5. **Checking if $a_n = 1/(n! \cdot n)$ works:**
* **Is $\Sigma a_n$ faster than $\Sigma b_n$?**
* We compare $a_n = 1/(n! \cdot n)$ with $b_n = 1/n!$.
* Since $n! \cdot n$ is clearly bigger than $n!$ (because $n$ gets larger and larger), then $1/(n! \cdot n)$ will be smaller than $1/n!$.
* If we look at the ratio $a_n / b_n = (1/(n! \cdot n)) / (1/n!) = 1/n$.
* As $n$ gets really, really big, $1/n$ gets closer and closer to $0$. This means $a_n$ becomes tiny compared to $b_n$, so $\Sigma a_n$ converges faster! This condition works!

* **Is $\Sigma a_n$ slower than $\Sigma c_n$?**
* We compare $a_n = 1/(n! \cdot n)$ with $c_n = 1/n^n$.
* For $a_n$ to be *larger* than $c_n$, our denominator $n! \cdot n$ needs to be *smaller* than $n^n$.
* Let's test $n! \cdot n$ vs. $n^n$:
* For $n=1: 1! \cdot 1 = 1$, $1^1 = 1$. (Equal)

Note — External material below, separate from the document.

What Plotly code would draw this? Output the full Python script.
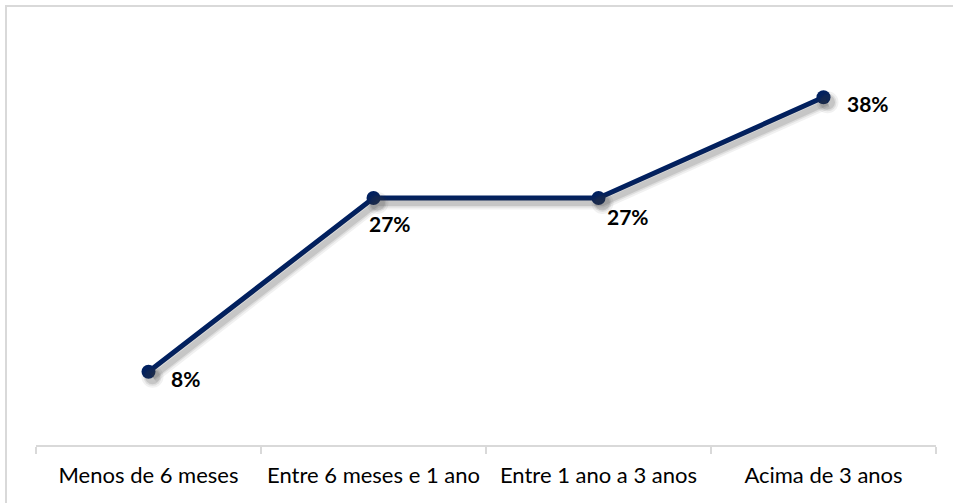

* For $n=2: 2! \cdot 2 = 4$, $2^2 = 4$. (Equal)
* For $n=3: 3! \cdot 3 = 18$, $3^3 = 27$. (Here $18 < 27$, so $1/18 > 1/27$)
* For $n=4: 4! \cdot 4 = 96$, $4^4 = 256$. (Here $96 < 256$, so $1/96 > 1/256$)
* It looks like $n! \cdot n$ is indeed smaller than $n^n$ for $n \ge 3$. So $a_n$ will be larger than $c_n$.
* Let's look at the ratio $a_n / c_n = (1/(n! \cdot n)) / (1/n^n) = n^n / (n! \cdot n) = n^{n-1} / n!$.
* Does $n^{n-1} / n!$ get very, very big? Let's check some numbers:
* For $n=3: 3^2/3! = 9/6 = 1.5$.
* For $n=4: 4^3/4! = 64/24 \approx 2.67$.
* For $n=5: 5^4/5! = 625/120 \approx 5.2$.
* The numbers are clearly getting bigger and bigger! Each time, the ratio from $n^{n-1}/n!$ to $(n+1)^n/(n+1)!$ is about $\left(1 + \frac{1}{n}\right)^{n-1}$, which for large $n$ is getting close to $2.718$ (a number called 'e'). Since this ratio is greater than 1, the values $n^{n-1}/n!$ keep growing larger and larger, heading to infinity. This means $\Sigma a_n$ converges slower! This condition also works!

Both conditions are met, so $a_n = 1/(n! \cdot n)$ is a great choice!